Source code of charts

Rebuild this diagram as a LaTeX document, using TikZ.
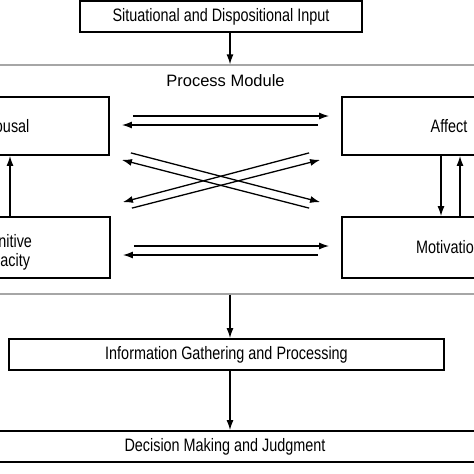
\documentclass[tikz,border=0pt]{standalone}
\usepackage{fontspec}
\setmainfont{Liberation Sans}
\newfontfamily\narrowfont[FakeStretch=0.8]{Liberation Sans}
\usetikzlibrary{arrows.meta,positioning}

\begin{document}
\begin{tikzpicture}[
    x=1pt, y=-1pt,
    box/.style={draw, line width=1.8pt, inner sep=0pt, font=\narrowfont\fontsize{18}{19}\selectfont},
    sideWidth/.style={minimum width=208pt},
    sideHeight/.style={minimum height=58pt},
    arr/.style={->, >={Latex[length=10pt,width=7pt]}, line width=1.3pt},
    every node/.style={
        text centered,
        }
        ]
    \useasboundingbox (0,0) rectangle (474,474);
    \clip (0,0) rectangle (474,474);

    \node[box, minimum width=282pt, minimum height=31pt] (input) at (221,16.5) {Situational and Dispositional Input};

    \node[draw=black!35, line width=1.3pt, minimum width=520pt, minimum height=229pt] (module) at (230,179.5) {};
    \node[font=\fontsize{16.5}{18}\selectfont] (moduleLabel) at (225.5,81) {Process Module};

    \node[box, sideWidth, sideHeight] (arousal) at (5,126) {Arousal};
    \node[box, minimum width=216pt, minimum height=61pt, align=center] (cognitive) at (2,247.5) {\rule{0pt}{22pt}Cognitive\\Capacity};
    \node[box, minimum width=214pt, sideHeight] (affect) at (449,126) {Affect};
    \node[box, minimum width=214pt, minimum height=61pt] (motivation) at (449,247.5) {Motivation};

    \node[box, minimum width=435pt, minimum height=31pt] (info) at (226.5,354.5) {Information Gathering and Processing};
    \node[box, minimum width=520pt, minimum height=31pt] (decision) at (225,446.5) {Decision Making and Judgment};

    \draw[arr] (input.south -| module.north) -- (module.north);
    \draw[arr] (module.south) -- (info.north -| module.south);
    \draw[arr] (info.south -| module.south) -- (decision.north -| module.south);

    \draw[arr] ([xshift=8pt]cognitive.north) -- ([xshift=5pt]arousal.south);
    \draw[arr] ([xshift=-8pt]affect.south) -- ([xshift=-8pt]motivation.north);
    \draw[arr] ([xshift=11pt]motivation.north) -- ([xshift=11pt]affect.south);

    \draw[arr, shorten <=23pt, shorten >=12pt] ([yshift=10pt]arousal.east) -- ([yshift=10pt]affect.west);
    \draw[arr, shorten <=23pt, shorten >=12pt] ([yshift=1pt]affect.west) -- ([yshift=1pt]arousal.east);
    \draw[arr, shorten <=23pt, shorten >=12pt] ([yshift=1.5pt]cognitive.east) -- ([yshift=1.5pt]motivation.west);
    \draw[arr, shorten <=23pt, shorten >=12pt] ([yshift=-7.5pt]motivation.west) -- ([yshift=-7.5pt]cognitive.east);

    \draw[arr] ([shift={(21,-3)}]arousal.south east) -- ([shift={(-21,-14)}]motivation.north west);
    \draw[arr] ([shift={(-32,-8)}]motivation.north west) -- ([shift={(12,4)}]arousal.south east);
    \draw[arr] ([shift={(21,-8)}]cognitive.north east) -- ([shift={(-21,4)}]affect.south west);
    \draw[arr] ([shift={(-32,-3)}]affect.south west) -- ([shift={(12,-14)}]cognitive.north east);
\end{tikzpicture}
\end{document}
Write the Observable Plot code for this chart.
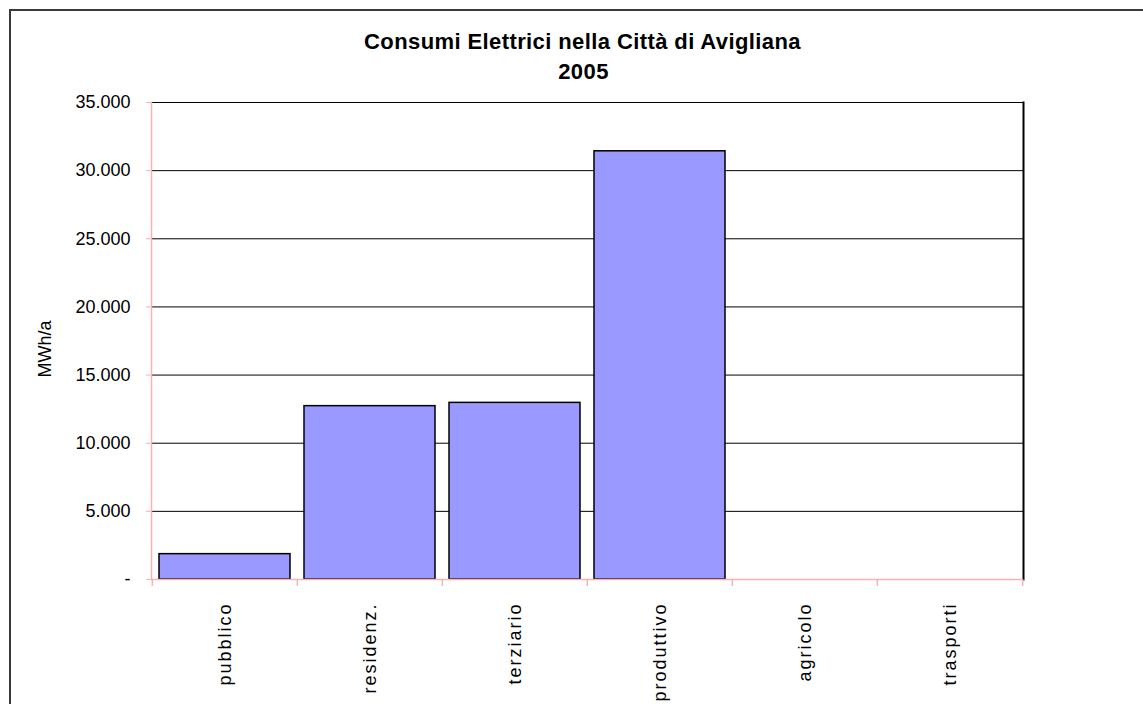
<!DOCTYPE html>
<html>
<head>
<meta charset="utf-8">
<script src="https://cdn.jsdelivr.net/npm/d3@7"></script>
<script src="https://cdn.jsdelivr.net/npm/@observablehq/plot@0.6"></script>
<style>
  html, body { margin: 0; padding: 0; background: #fff; overflow: hidden; width: 1143px; height: 704px; }
  #wrap { position: relative; width: 1143px; height: 704px; }
  #border { position: absolute; left: 9px; top: 9px; width: 1200px; height: 800px; border: 2px solid #3a3a3a; box-sizing: border-box; }
  #chart { position: absolute; left: 0; top: 0; }
  g[aria-label="x-axis tick label"] text { letter-spacing: 2px; }
  .ttl text { letter-spacing: 0.4px; }
</style>
</head>
<body>
<div id="wrap"><div id="border"></div><div id="chart"></div></div>
<script>
const categories = ["pubblico", "residenz.", "terziario", "produttivo", "agricolo", "trasporti"];
const values = [1860, 12720, 12960, 31420, 0, 0];
const yTicks = [0, 5000, 10000, 15000, 20000, 25000, 30000, 35000];
const titleLines = ["Consumi Elettrici nella Città di Avigliana", "2005"];
const yLabel = "MWh/a";

const data = categories.map((c, i) => ({cat: c, value: values[i]}));

const W = 1143, H = 704;
const mL = 151, mR = 120, mT = 102, mB = 125;
const frameW = W - mL - mR, frameH = H - mT - mB;
const step = frameW / categories.length;
const pink = "#f2b4b4";
const fmt = d => d === 0 ? "-" : d3.format(",")(d).replace(/,/g, ".");

const chart = Plot.plot({
  width: W, height: H,
  marginLeft: mL, marginRight: mR, marginTop: mT, marginBottom: mB,
  x: {domain: categories, paddingInner: 0.1, paddingOuter: 0.05},
  y: {domain: [0, 35000]},
  style: {fontFamily: "'Liberation Sans', Arial, sans-serif", fontSize: "18px", color: "#000", background: "transparent"},
  marks: [
    Plot.gridY(yTicks, {stroke: "#000", strokeOpacity: 1, strokeWidth: 1}),
    Plot.frame({anchor: "right", stroke: "#000", strokeWidth: 2}),
    Plot.barY(data, {x: "cat", y: "value", fill: "#9999ff", stroke: "#000", strokeWidth: 1.5}),
    Plot.frame({anchor: "left", stroke: pink, strokeWidth: 1.5}),
    Plot.ruleY([0], {stroke: pink, strokeWidth: 1.5}),
    Plot.ruleX(categories, {x: d => d, dx: -step / 2, insetTop: frameH, insetBottom: -7, stroke: pink, strokeWidth: 1.5}),
    Plot.ruleX([categories[categories.length - 1]], {x: d => d, dx: step / 2, insetTop: frameH, insetBottom: -7, stroke: pink, strokeWidth: 1.5}),
    Plot.axisY(yTicks, {tickFormat: fmt, tickSize: 5, tickPadding: 16, stroke: pink, fill: "#000", fontSize: 18, label: null}),
    Plot.text([yLabel], {frameAnchor: "left", textAnchor: "middle", text: d => d, rotate: -90, dx: -106, dy: 8, fontSize: 18, fill: "#000"}),
    Plot.axisX({tickSize: 0, tickRotate: -90, tickPadding: 23, fontSize: 18, fill: "#000", label: null}),
    Plot.text([titleLines[0]], {className: "ttl", frameAnchor: "top", dx: -5, dy: -54, text: d => d, fontWeight: "bold", fontSize: 22, fill: "#000", lineAnchor: "bottom"}),
    Plot.text([titleLines[1]], {className: "ttl", frameAnchor: "top", dx: -4, dy: -24, text: d => d, fontWeight: "bold", fontSize: 22, fill: "#000", lineAnchor: "bottom"})
  ]
});
document.getElementById("chart").appendChild(chart);
</script>
</body>
</html>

Problem details
Copy out each line word for word, please, skipping the images.

Result of the exercise
Rebuild this diagram as a LaTeX document, using TikZ.
\documentclass[tikz,border=0pt]{standalone}
\usepackage{fontspec}
\setmainfont{Liberation Sans}
\newfontfamily\narrowfont[FakeStretch=0.8]{Liberation Sans}
\usetikzlibrary{arrows.meta,positioning}

\begin{document}
\begin{tikzpicture}[
    x=1pt, y=-1pt,
    box/.style={draw, line width=1.8pt, inner sep=0pt, font=\narrowfont\fontsize{18}{19}\selectfont},
    sideWidth/.style={minimum width=208pt},
    sideHeight/.style={minimum height=58pt},
    arr/.style={->, >={Latex[length=10pt,width=7pt]}, line width=1.3pt},
    every node/.style={
        text centered,
        }
        ]
    \useasboundingbox (0,0) rectangle (474,474);
    \clip (0,0) rectangle (474,474);

    \node[box, minimum width=282pt, minimum height=31pt] (input) at (221,16.5) {Situational and Dispositional Input};

    \node[draw=black!35, line width=1.3pt, minimum width=520pt, minimum height=229pt] (module) at (230,179.5) {};
    \node[font=\fontsize{16.5}{18}\selectfont] (moduleLabel) at (225.5,81) {Process Module};

    \node[box, sideWidth, sideHeight] (arousal) at (5,126) {Arousal};
    \node[box, minimum width=216pt, minimum height=61pt, align=center] (cognitive) at (2,247.5) {\rule{0pt}{22pt}Cognitive\\Capacity};
    \node[box, minimum width=214pt, sideHeight] (affect) at (449,126) {Affect};
    \node[box, minimum width=214pt, minimum height=61pt] (motivation) at (449,247.5) {Motivation};

    \node[box, minimum width=435pt, minimum height=31pt] (info) at (226.5,354.5) {Information Gathering and Processing};
    \node[box, minimum width=520pt, minimum height=31pt] (decision) at (225,446.5) {Decision Making and Judgment};

    \draw[arr] (input.south -| module.north) -- (module.north);
    \draw[arr] (module.south) -- (info.north -| module.south);
    \draw[arr] (info.south -| module.south) -- (decision.north -| module.south);

    \draw[arr] ([xshift=8pt]cognitive.north) -- ([xshift=5pt]arousal.south);
    \draw[arr] ([xshift=-8pt]affect.south) -- ([xshift=-8pt]motivation.north);
    \draw[arr] ([xshift=11pt]motivation.north) -- ([xshift=11pt]affect.south);

    \draw[arr, shorten <=23pt, shorten >=12pt] ([yshift=10pt]arousal.east) -- ([yshift=10pt]affect.west);
    \draw[arr, shorten <=23pt, shorten >=12pt] ([yshift=1pt]affect.west) -- ([yshift=1pt]arousal.east);
    \draw[arr, shorten <=23pt, shorten >=12pt] ([yshift=1.5pt]cognitive.east) -- ([yshift=1.5pt]motivation.west);
    \draw[arr, shorten <=23pt, shorten >=12pt] ([yshift=-7.5pt]motivation.west) -- ([yshift=-7.5pt]cognitive.east);

    \draw[arr] ([shift={(21,-3)}]arousal.south east) -- ([shift={(-21,-14)}]motivation.north west);
    \draw[arr] ([shift={(-32,-8)}]motivation.north west) -- ([shift={(12,4)}]arousal.south east);
    \draw[arr] ([shift={(21,-8)}]cognitive.north east) -- ([shift={(-21,4)}]affect.south west);
    \draw[arr] ([shift={(-32,-3)}]affect.south west) -- ([shift={(12,-14)}]cognitive.north east);
\end{tikzpicture}
\end{document}
Write the Observable Plot code for this chart.
<!DOCTYPE html>
<html>
<head>
<meta charset="utf-8">
<script src="https://cdn.jsdelivr.net/npm/d3@7"></script>
<script src="https://cdn.jsdelivr.net/npm/@observablehq/plot@0.6"></script>
<style>
  html, body { margin: 0; padding: 0; background: #fff; overflow: hidden; width: 1143px; height: 704px; }
  #wrap { position: relative; width: 1143px; height: 704px; }
  #border { position: absolute; left: 9px; top: 9px; width: 1200px; height: 800px; border: 2px solid #3a3a3a; box-sizing: border-box; }
  #chart { position: absolute; left: 0; top: 0; }
  g[aria-label="x-axis tick label"] text { letter-spacing: 2px; }
  .ttl text { letter-spacing: 0.4px; }
</style>
</head>
<body>
<div id="wrap"><div id="border"></div><div id="chart"></div></div>
<script>
const categories = ["pubblico", "residenz.", "terziario", "produttivo", "agricolo", "trasporti"];
const values = [1860, 12720, 12960, 31420, 0, 0];
const yTicks = [0, 5000, 10000, 15000, 20000, 25000, 30000, 35000];
const titleLines = ["Consumi Elettrici nella Città di Avigliana", "2005"];
const yLabel = "MWh/a";

const data = categories.map((c, i) => ({cat: c, value: values[i]}));

const W = 1143, H = 704;
const mL = 151, mR = 120, mT = 102, mB = 125;
const frameW = W - mL - mR, frameH = H - mT - mB;
const step = frameW / categories.length;
const pink = "#f2b4b4";
const fmt = d => d === 0 ? "-" : d3.format(",")(d).replace(/,/g, ".");

const chart = Plot.plot({
  width: W, height: H,
  marginLeft: mL, marginRight: mR, marginTop: mT, marginBottom: mB,
  x: {domain: categories, paddingInner: 0.1, paddingOuter: 0.05},
  y: {domain: [0, 35000]},
  style: {fontFamily: "'Liberation Sans', Arial, sans-serif", fontSize: "18px", color: "#000", background: "transparent"},
  marks: [
    Plot.gridY(yTicks, {stroke: "#000", strokeOpacity: 1, strokeWidth: 1}),
    Plot.frame({anchor: "right", stroke: "#000", strokeWidth: 2}),
    Plot.barY(data, {x: "cat", y: "value", fill: "#9999ff", stroke: "#000", strokeWidth: 1.5}),
    Plot.frame({anchor: "left", stroke: pink, strokeWidth: 1.5}),
    Plot.ruleY([0], {stroke: pink, strokeWidth: 1.5}),
    Plot.ruleX(categories, {x: d => d, dx: -step / 2, insetTop: frameH, insetBottom: -7, stroke: pink, strokeWidth: 1.5}),
    Plot.ruleX([categories[categories.length - 1]], {x: d => d, dx: step / 2, insetTop: frameH, insetBottom: -7, stroke: pink, strokeWidth: 1.5}),
    Plot.axisY(yTicks, {tickFormat: fmt, tickSize: 5, tickPadding: 16, stroke: pink, fill: "#000", fontSize: 18, label: null}),
    Plot.text([yLabel], {frameAnchor: "left", textAnchor: "middle", text: d => d, rotate: -90, dx: -106, dy: 8, fontSize: 18, fill: "#000"}),
    Plot.axisX({tickSize: 0, tickRotate: -90, tickPadding: 23, fontSize: 18, fill: "#000", label: null}),
    Plot.text([titleLines[0]], {className: "ttl", frameAnchor: "top", dx: -5, dy: -54, text: d => d, fontWeight: "bold", fontSize: 22, fill: "#000", lineAnchor: "bottom"}),
    Plot.text([titleLines[1]], {className: "ttl", frameAnchor: "top", dx: -4, dy: -24, text: d => d, fontWeight: "bold", fontSize: 22, fill: "#000", lineAnchor: "bottom"})
  ]
});
document.getElementById("chart").appendChild(chart);
</script>
</body>
</html>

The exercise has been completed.